The best film of the year! The only 5/5 I have watched so far! A sprawling, dazzling masterpiece! Denis Villeneuve probably has the most impressive filmography of any contemporary director working right now. That DUNE is not the best film he’s put out in the last half decade (it’s ARRIVAL) is completely astonishing. The thing about Denis that makes all of his movies so enticing is his meticulous craftsmanship and his framing. There is no director alive right now who more expertly frames a shot than Denis and that mastery of his craft is on display for the entire duration of DUNE.

Enough has been said about Oscar Isaac and Jason Momoa and Rebecca Ferguson (and they truly are all terrific), but not enough has been made about how impressive Timothée Chalamet is in this.
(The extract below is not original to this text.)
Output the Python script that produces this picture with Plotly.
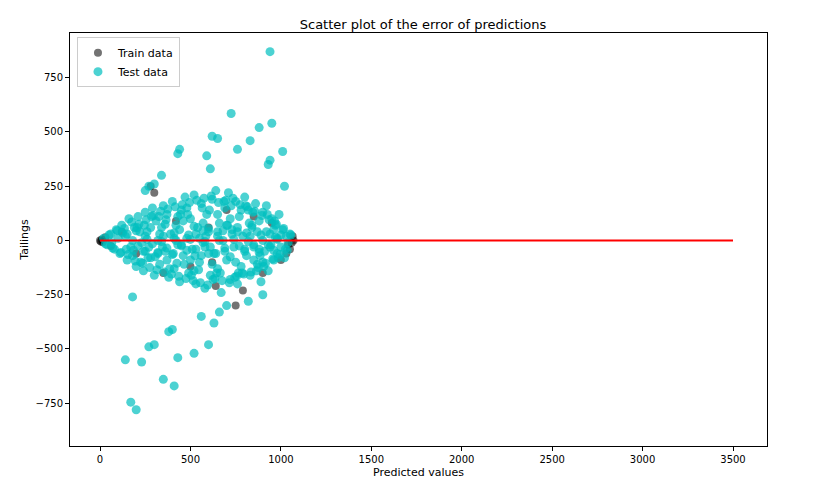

I’m a sucker for performances where so much is expressed through eyes and facial expressions as opposed to dialogue. Timmy does a lot of really impressive face-acting here. He’s able to convey so much with just his eyes, whether it be the fear and trepidation of his future or the steadfastness and confidence that his Paul possesses by the end of the movie. It’s completely understated and measured, but it’s still a true movie-star performance and honestly, the best work of Chalamet’s career.

The Hans Zimmer score rips. If Jonny Greenwood doesn’t win for SPENCER, I’d love to see Hans take home the Oscar for this. As visually spectacular as this movie was, it was also sonically a marvel. Seeing it in Dolby was simply sublime. The production design and costume design was also marvelous. It is insane that this cost 50 million dollars less than most Marvel movies, especially seeing as it looks 100x better than any of those movies. The best assembled cast of the year, the best direction and cinematography, and the most technically prolific film of 2021. I am so grateful it has been a financial success and so look forward to seeing the sequel in 2023.